If your Texas construction or industrial site disturbs land or discharges stormwater, here's what your SWPPP needs to include and how to stay compliant.
Any construction project in Texas that disturbs at least one acre of land needs a Stormwater Pollution Prevention Plan, commonly called a SWP3 or SWPPP. Industrial facilities with certain classification codes face the same requirement. The Texas Commission on Environmental Quality administers these permits under the Texas Pollutant Discharge Elimination System, which gives the state federal authority over pollutant discharges into Texas surface waters.1Texas Commission on Environmental Quality. What Is the Texas Pollutant Discharge Elimination System (TPDES)? Texas law flatly prohibits discharging pollutants into state waters without a permit, and stormwater running off a disturbed construction site or industrial yard counts.2State of Texas. Texas Water Code Chapter 26 – Unauthorized Discharges Prohibited
The Construction General Permit (TXR150000) splits projects into two categories based on how much ground gets torn up. Large construction activities disturb five or more acres, while small construction activities disturb at least one acre but less than five.3Texas Commission on Environmental Quality.
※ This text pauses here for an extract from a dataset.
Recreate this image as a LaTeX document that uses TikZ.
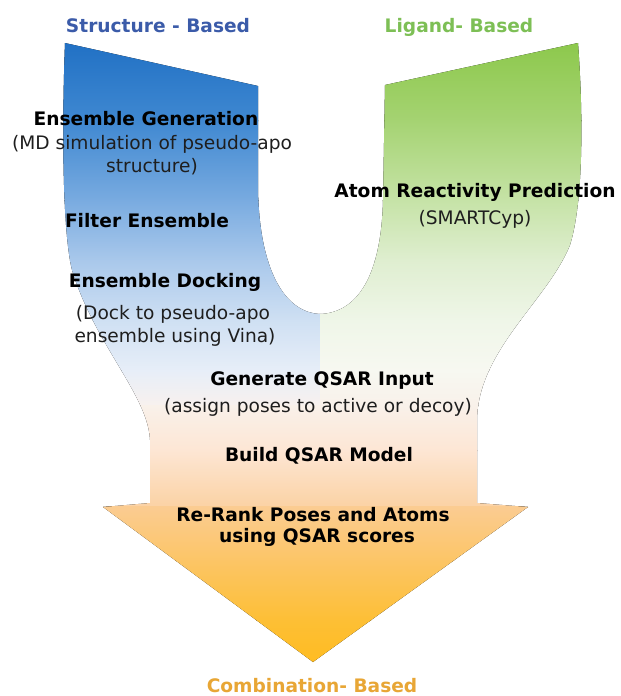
\documentclass[tikz,border=0pt]{standalone}
\usepackage{fontspec}
\setmainfont{DejaVu Sans}

\definecolor{structblue}{HTML}{3B5BA9}
\definecolor{ligandgreen}{HTML}{7DBF55}
\definecolor{comborange}{HTML}{E8A635}
\definecolor{subgray}{HTML}{1E1E1E}
% blue ramp
\definecolor{bA}{HTML}{2070C4}
\definecolor{bB}{HTML}{3F88D1}
\definecolor{bC}{HTML}{79ABE0}
\definecolor{bD}{HTML}{A9C8EB}
\definecolor{bE}{HTML}{CFE0F3}
\definecolor{bF}{HTML}{E7EEF8}
\definecolor{bG}{HTML}{F8F1EE}
% green ramp
\definecolor{gA}{HTML}{8CC84B}
\definecolor{gB}{HTML}{A5D372}
\definecolor{gC}{HTML}{C6E3A7}
\definecolor{gD}{HTML}{DFEED0}
\definecolor{gE}{HTML}{EFF6E8}
\definecolor{gF}{HTML}{F7F8F1}
\definecolor{gG}{HTML}{F9F1EA}
% peach / orange ramp
\definecolor{pA}{HTML}{F9F1EA}
\definecolor{pB}{HTML}{FDE6D4}
\definecolor{pC}{HTML}{FBD2A4}
\definecolor{oA}{HTML}{FBCC92}
\definecolor{oB}{HTML}{FCC566}
\definecolor{oC}{HTML}{FDBF35}
\definecolor{oD}{HTML}{FFBC20}

% outline of the U-shaped funnel ending in a downward arrow head
\newcommand\flowoutline{%
  (65,43) -- (258,86) -- (258,190)
  .. controls (260,280) and (290,313) .. (320,314)
  .. controls (352,313) and (381,285) .. (383,200)
  -- (385,85) -- (578,43)
  .. controls (583,110) and (584,200) .. (570,245)
  .. controls (548,300) and (478,350) .. (477,420)
  -- (477,503) -- (528,507) -- (313,662) -- (103,507) -- (150,503)
  -- (150,440)
  .. controls (148,395) and (95,345) .. (72,270)
  .. controls (62,230) and (62,120) .. (65,43) -- cycle}

% one horizontal band of a vertical colour ramp: x0, x1, y0, y1, top, bottom
\newcommand\vband[6]{%
  \fill[top color=#5, bottom color=#6] (#1,#3) rectangle (#2,#4+1);}

\begin{document}
\begin{tikzpicture}[x=1pt, y=-1pt,
  lbl/.style={font=\fontsize{18.6}{23}\selectfont\bfseries, text=black,
              inner sep=0pt, anchor=base},
  sub/.style={font=\fontsize{18.6}{23}\selectfont, text=subgray,
              inner sep=0pt, anchor=base},
  heading/.style={font=\fontsize{18.6}{23}\selectfont\bfseries,
              inner sep=0pt, anchor=base}]

\useasboundingbox[fill=white] (0,0) rectangle (621,696);

\begin{scope}
  \clip \flowoutline;
  % structure-based arm (blue, left)
  \vband{0}{320}{40}{120}{bA}{bB}
  \vband{0}{320}{120}{200}{bB}{bC}
  \vband{0}{320}{200}{260}{bC}{bD}
  \vband{0}{320}{260}{320}{bD}{bE}
  \vband{0}{320}{320}{370}{bE}{bF}
  \vband{0}{320}{370}{405}{bF}{bG}
  % ligand-based arm (green, right)
  \vband{320}{621}{40}{120}{gA}{gB}
  \vband{320}{621}{120}{200}{gB}{gC}
  \vband{320}{621}{200}{260}{gC}{gD}
  \vband{320}{621}{260}{320}{gD}{gE}
  \vband{320}{621}{320}{370}{gE}{gF}
  \vband{320}{621}{370}{405}{gF}{gG}
  % combined shaft (peach)
  \vband{0}{621}{405}{450}{pA}{pB}
  \vband{0}{621}{450}{506}{pB}{pC}
  % arrow head (orange)
  \vband{0}{621}{506}{560}{oA}{oB}
  \vband{0}{621}{560}{620}{oB}{oC}
  \vband{0}{621}{620}{665}{oC}{oD}
\end{scope}

% column headings
\node[heading, text=structblue]  (hStruct) at (158,32)  {Structure - Based};
\node[heading, text=ligandgreen] (hLig)    at (459,32)  {Ligand- Based};
\node[heading, text=comborange]  (hComb)   at (312,692) {Combination- Based};

% structure-based steps
\node[lbl] (gen)   at (146,125) {Ensemble Generation};
\node[sub] (gen1)  at (152,149) {(MD simulation of pseudo-apo};
\node[sub] (gen2)  at (152,172) {structure)};
\node[lbl] (filt)  at (147,227) {Filter Ensemble};
\node[lbl] (dock)  at (165,287) {Ensemble Docking};
\node[sub] (dock1) at (173,319) {(Dock to pseudo-apo};
\node[sub] (dock2) at (175,342) {ensemble using Vina)};

% ligand-based step
\node[lbl] (atom)  at (475,197) {Atom Reactivity Prediction};
\node[sub] (atom1) at (475,224) {(SMARTCyp)};

% combined steps
\node[lbl] (qin)   at (322,385) {Generate QSAR Input};
\node[sub] (qin1)  at (318,412) {(assign poses to active or decoy)};
\node[lbl] (qmod)  at (319,461) {Build QSAR Model};
\node[lbl] (rr1)   at (313,521) {Re-Rank Poses and Atoms};
\node[lbl] (rr2)   at (317,542) {using QSAR scores};

\end{tikzpicture}
\end{document}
Stormwater General Permit for Construction Activities Both categories require the operator to develop and implement a SWPPP before any dirt moves, though the authorization process differs (more on that below).
The acreage threshold trips up a lot of people because it does not just apply to the ground you personally disturb. If your project is part of a “larger common plan of development or sale,” the total acreage of the entire plan is what counts. A developer who buys 20 acres, installs roads and utilities, and later sells individual half-acre lots to builders has created a common plan. Every builder working on those half-acre parcels needs permit coverage because the overall development exceeds the threshold.4Texas Commission on Environmental Quality. Storm Water – Common Plan of Development or Sale
The “plan” is defined broadly. Any announcement, permit application, zoning request, public notice, sales advertisement, physical survey marking, or boundary sign indicating that construction may occur on a plot can establish a common plan.4Texas Commission on Environmental Quality. Storm Water – Common Plan of Development or Sale Once the original development is fully built out and stabilized, any later redevelopment on that same parcel starts fresh as a new plan with its own acreage calculation.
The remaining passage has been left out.